A paranóia delirante já me tomava, quando, enfim, minha mãe me esclareceu tratar-se de Rosamunde Pilcher, escritora escocesa, autora de inúmeras obras literárias, dentre elas “Setembro” e “O Regresso”, e Clarice Lispector que, lógico, dispensa comentários.

Evidentemente que procurei, dali mesmo, respostas delas para o meu escárnio. Não precisei demorar muito. Encontrei em suas obras algo que dito, apenas, não seria o suficiente. Teria de ser escrito. E escrito por duas mulheres maravilhosas, com o propósito de ser perpetuado, de acalentar sonhos e remediar controvérsias.

E se eu tivesse o dom delas, com suas sagazes visões de mundo, sei até o que escreveria, para leitura de reles mortais como eu. Inspirado em Rosamunde, escreveria:

“… seguramente Deus se utilizou também de seu arcanjo mais fiel, seu mais atento mensageiro e sua onipotente graça na minha criação. E quando digo “minha”, o faço desconsideradas as profusões feministas, referindo-me ao macho, em seu gênero mais específico. Eu sou este ser belo, que encanto pelos meus atributos e me completo pelas minhas ações. Qual mulher, independente de cor, classe ou paixão, não vê a minha boca como fonte intangível de magia e que não sente meu beijo como um gosto de vida e de nostalgia?

O meu corpo, visto sob um ângulo eminentemente feminino, e guardadas as óbvias exceções, representa os eternos Adônis e Apolo, moldes da beleza masculina. Em essência, representa também o Norte, o objetivo, o caminho e o desejo da alma feminina.”

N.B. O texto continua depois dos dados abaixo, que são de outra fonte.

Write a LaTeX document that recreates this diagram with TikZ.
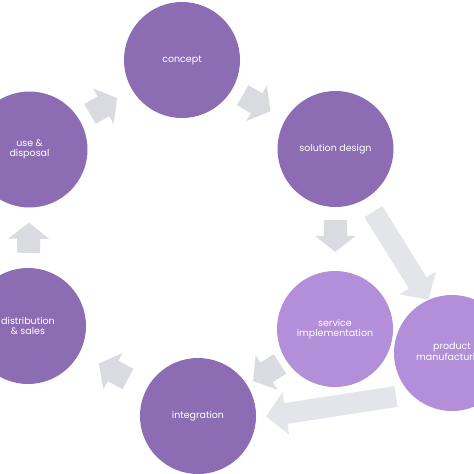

Reerguido meu ego e restaurada minha auto-estima, e tendo incorporado o espírito clariceano, escreveria:

“ O que seria eu, afinal?

Seria eu, de fato, obra de Deus?

Teria eu sido uma composição da Natureza, para que a síntese da beleza fosse igualmente dividida?

Ou teria nascido de um raio de luz? Mas aquele primeiro raio do dia. Aquele primeiro raio de sol que, quando vemos, temos a certeza do milagre de cada amanhecer?

Importa, porém, que eu existo.

Que existem problemas é certo, mas existem tantas virtudes…e tantas.

Existem meus sorrisos e encantos; minhas mãos, meus toques, minha fala e meu beijo.

Existe a obra harmônica, a obra humana e a obra visual.

Existe ‘Eu’, afinal.”

E então, lendo estas passagens, apenas uma coisa me viria à mente – eu poderia ser mais reflexivo.

Eu poderia ser também mais poesia, mais atenção às pessoas que me cercam, mais “toque” naqueles que amo e quero bem, mais presença com Deus, mais afago na cabeça do meu pai.

Eu poderia ser, muito mais, o homem que eu deveria ser.